Tuesday, November 08, 2011

10 non-endorsement ways to use retweets on Twitter

One strong and common phenomenon on any social network is the warning backlash, the move by some users to caution others that a simple sharing activity might be dangerous. I see these warnings as a pre-emptive maneuver by organizations and individuals who don't want to experiment: By calling a function on a social network dangerous, they're making it okay to avoid it entirely. Trouble is, those warnings stick with some users and organizations, and keep them from innovating--or just trying--new options that might help them communicate and get work done online.

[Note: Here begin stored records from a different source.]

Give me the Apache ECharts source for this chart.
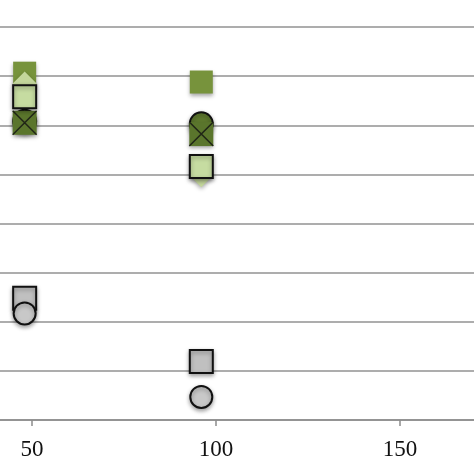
<!DOCTYPE html>
<html><head><meta charset="utf-8">
<script src="https://cdn.jsdelivr.net/npm/echarts@6/dist/echarts.min.js"></script>
<style>html,body{margin:0;padding:0;background:#fff}#c{width:474px;height:474px}</style>
</head><body><div id="c"></div>
<script>
const xValues = [48, 96];
const xTicks = [50, 100, 150];
const greySquare = [2.48, 1.19];
const greyCircle = [2.17, 0.47];
const oliveSquare = [7.06, 6.88];
const darkCircle = [6.08, 6.03];
const darkXSquare = [6.05, 5.82];
const lightDiamond = [6.85, 4.98];
const lightSquare = [6.58, 5.16];

const pts = ys => xValues.map((x, i) => [x, ys[i]]);
const shadow = {shadowColor: 'rgba(0,0,0,0.35)', shadowBlur: 4, shadowOffsetY: 2};
function s(name, ys, symbol, size, color, border, z, extra) {
  return Object.assign({
    name, type: 'scatter', data: pts(ys), symbol, symbolSize: size, z,
    itemStyle: Object.assign({color, borderColor: border || color, borderWidth: border ? 2 : 0, opacity: 1}, shadow),
    emphasis: {disabled: true}
  }, extra || {});
}
const chart = echarts.init(document.getElementById('c'), null, {renderer: 'canvas'});
chart.setOption({
  animation: false,
  backgroundColor: '#fff',
  grid: {left: 0, right: 0, top: 27, bottom: 54, containLabel: false},
  xAxis: {
    type: 'value', min: 41.3, max: 170.1,
    axisLine: {show: true, lineStyle: {color: '#8c8c8c', width: 1.5}},
    axisTick: {show: true, length: 6, customValues: xTicks, lineStyle: {color: '#8c8c8c', width: 1.5}},
    axisLabel: {fontFamily: 'Liberation Serif', fontSize: 23, color: '#111', margin: 18,
      customValues: xTicks, formatter: v => String(v)},
    splitLine: {show: false}
  },
  yAxis: {
    type: 'value', min: 0, max: 8, interval: 1,
    axisLine: {show: false}, axisTick: {show: false}, axisLabel: {show: false},
    splitLine: {show: true, lineStyle: {color: '#929292', width: 1.5}}
  },
  series: [
    s('Grey square', greySquare, 'rect', 23, '#c0c0c0', '#111', 2),
    s('Grey circle', greyCircle, 'circle', 22, '#c8c8c8', '#111', 3),
    s('Olive square', oliveSquare, 'rect', 23, '#77933c', null, 4),
    s('Dark circle', darkCircle, 'circle', 23, '#5f7a2e', '#111', 5),
    s('Dark X square', darkXSquare, 'rect', 24, '#5a752c', null, 6),
    s('Dark X', darkXSquare, 'path://M0,0L10,10M10,0L0,10', 24, 'none', '#111', 7,
      {itemStyle: {color: 'rgba(0,0,0,0)', borderColor: '#111', borderWidth: 1.5}}),
    s('Light diamond', lightDiamond, 'diamond', 24, '#c3d69b', null, 8),
    s('Light square', lightSquare, 'rect', 23, '#c6dca1', '#111', 9)
  ]
});
</script></body></html>
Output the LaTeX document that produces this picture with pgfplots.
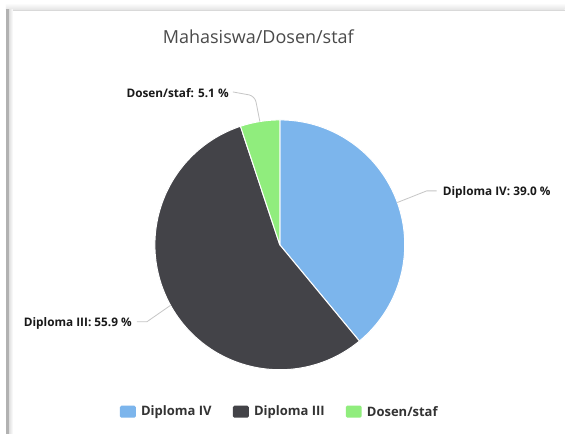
\documentclass[border=0pt]{standalone}
\usepackage{pgfplots}
\pgfplotsset{compat=1.18}
\usepackage{pgfplotstable}
\usepackage{fontspec}
\setmainfont{Open Sans}
\definecolor{hcblue}{HTML}{7CB5EC}
\definecolor{hcdark}{HTML}{434348}
\definecolor{hcgreen}{HTML}{90ED7D}
\definecolor{txt}{HTML}{333333}
\definecolor{ttl}{HTML}{4A4A4A}

\pgfplotstableread[col sep=comma]{
label,value
Diploma IV,39.0
Diploma III,55.9
Dosen/staf,5.1
}\piedata

\pgfkeys{/pgf/number format/.cd,fixed,precision=1,fixed zerofill,assume math mode=true}

\begin{document}
\begin{tikzpicture}
\pgfplotstablegetelem{0}{value}\of\piedata \let\vA\pgfplotsretval
\pgfplotstablegetelem{1}{value}\of\piedata \let\vB\pgfplotsretval
\pgfplotstablegetelem{2}{value}\of\piedata \let\vC\pgfplotsretval
\pgfmathsetmacro\aO{90}
\pgfmathsetmacro\aA{90-3.6*\vA}
\pgfmathsetmacro\aB{\aA-3.6*\vB}
\pgfmathsetmacro\aC{\aB-3.6*\vC}
\pgfmathsetmacro\mA{(\aO+\aA)/2}
\pgfmathsetmacro\mB{(\aA+\aB)/2}
\pgfmathsetmacro\mC{(\aB+\aC)/2}
\begin{axis}[width=565pt,height=434pt,scale only axis,
  xmin=0,xmax=565,ymin=0,ymax=434,hide axis,clip=false]
% background and frame
\fill[white] (axis cs:0,0) rectangle (axis cs:565,434);
\shade[top color=white,bottom color=gray!22] (axis cs:6,424) rectangle (axis cs:565,431);
\draw[gray!30,line width=0.8pt] (axis cs:8,424) -- (axis cs:565,424);
\shade[left color=gray!25,right color=white] (axis cs:9,0) rectangle (axis cs:13,424);
\fill[gray!60] (axis cs:6,0) rectangle (axis cs:9,425);
% title
\node[text=ttl,font=\fontsize{18}{21}\selectfont] at (axis cs:258.5,397) {Mahasiswa/Dosen/staf};
% pie slices
\filldraw[fill=hcblue,draw=white,line width=1pt,line join=round]
  (axis cs:280,189) -- ++(\aO:125pt) arc[start angle=\aO,end angle=\aA,radius=125pt] -- cycle;
\filldraw[fill=hcdark,draw=white,line width=1pt,line join=round]
  (axis cs:280,189) -- ++(\aA:125pt) arc[start angle=\aA,end angle=\aB,radius=125pt] -- cycle;
\filldraw[fill=hcgreen,draw=white,line width=1pt,line join=round]
  (axis cs:280,189) -- ++(\aB:125pt) arc[start angle=\aB,end angle=\aC,radius=125pt] -- cycle;
% connectors
\draw[gray!45,line width=0.8pt] (axis cs:437,243) -- (axis cs:427,243) -- ([shift={(\mA:125pt)}]axis cs:280,189);
\draw[gray!45,line width=0.8pt] (axis cs:137,112) -- (axis cs:147,112) -- ([shift={(\mB:125pt)}]axis cs:280,189);
\draw[gray!45,line width=0.8pt,rounded corners=6pt] (axis cs:233,342) -- (axis cs:255,338) -- ([shift={(\mC:125pt)}]axis cs:280,189);
% data labels
\node[anchor=west,inner sep=0pt,text=black!90,font=\bfseries\fontsize{11.8}{14}\selectfont] at (axis cs:443,241) {Diploma IV: \pgfmathprintnumber{\vA} \%};
\node[anchor=east,inner sep=0pt,text=black!90,font=\bfseries\fontsize{11.8}{14}\selectfont] at (axis cs:229,341) {Dosen/staf: \pgfmathprintnumber{\vC} \%};
\begin{scope}
\clip (axis cs:24,0) rectangle (axis cs:565,434);
\node[anchor=east,inner sep=0pt,text=black!90,font=\bfseries\fontsize{11.8}{14}\selectfont] at (axis cs:132,110) {Diploma III: \pgfmathprintnumber{\vB} \%};
\end{scope}
% legend
\fill[hcblue,rounded corners=1.5pt] (axis cs:120,16) rectangle (axis cs:136,28);
\node[anchor=west,inner sep=0pt,text=txt,font=\bfseries\fontsize{13}{15}\selectfont] at (axis cs:141,22) {Diploma IV};
\fill[hcdark,rounded corners=1.5pt] (axis cs:233,16) rectangle (axis cs:249,28);
\node[anchor=west,inner sep=0pt,text=txt,font=\bfseries\fontsize{13}{15}\selectfont] at (axis cs:254,22) {Diploma III};
\fill[hcgreen,rounded corners=1.5pt] (axis cs:346,16) rectangle (axis cs:362,28);
\node[anchor=west,inner sep=0pt,text=txt,font=\bfseries\fontsize{13}{15}\selectfont] at (axis cs:367,22) {Dosen/staf};
\end{axis}
\end{tikzpicture}
\end{document}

Retweeting, the act of sharing someone else's tweet on Twitter, has long been the target of warnings. "Retweets are not an endorsement" say many user profiles, particularly those of journalists and researchers or experts. Since Twitter famously comes without operating instructions and it's up to the crowd to define and decide what works, who said retweets automatically are considered endorsements? Last week, the Associated Press did, that's who. It's just the most recent example. In its updated social media guidelines for its staffers, AP says:
Retweets, like tweets, should not be written in a way that looks like you're expressing a personal opinion on the issues of the day. A retweet with no comment of your own can easily be seen as a sign of approval of what you're relaying...However, we can judiciously retweet opinionated material if we make clear we're simply reporting it, much as we would quote it in a story. Colons and quote marks help make the distinction...
That wording is telling. AP has decided it wants to control the impossible--what readers think about what it's sharing. It's as if Picasso decided he wouldn't do cubist paintings because his viewers might think people had square heads--no creator of content can control what the person consuming it thinks. (Punctuation won't help, either.) More importantly, however, I think organizations, news or otherwise, that shy away from RTs are missing out on the many potential uses to which this tool can be put. Here are just 10 ways you or your company or organization might put a retweet to good use:
  1. To show what you're following, be it news, issues, opinions or gossip.
  2. To start a discussion and gauge reactions. Call it fishing, call it firecracker-tossing, it's a way to toss something out and see what folks think.
  3. To tip off followers you know might be interested in a topic: For journos, that might mean your sources, who then might share something with you, prompted by the RT. For the rest of us, it's just collaboration and sharing.
  4. To add layers to an ongoing discussion: If there's a story in play and your retweet can share and add a new dimension, it can take that discussion further--or in a new direction.
  5. To pass on what others are saying, new or otherwise: Maybe the most common RT, it's what makes Twitter such an effective broadcast medium.
  6. To show what you know: One way to establish expertise and gain followers is to demonstrate what you know. Passing along relevant, interesting or funny items can, over time, help other users figure out your areas of expertise.
  7. To add perspective: An edited RT can let you tell folks something's an excellent read, sure. But editing and RTing also can add a point, let your users know your connection to this news, correct a misstatement, pose a related question and much more.
  8. To zero in on part of a tweet by someone else: Your interest may be tangential, but you may want to highlight one aspect of another user's tweet.
  9. To seek confirmation: You've seen a report and want your circles to help verify it, so you retweet, perhaps with a question.
  10. To publicly congratulate a colleague or friend, or pass along their work: We can't do enough of that, can we? And if you think that's an endorsement, I see journalists doing it every single day...
And that's just 10 options...I'm sure you have more to share, so please do that in the comments.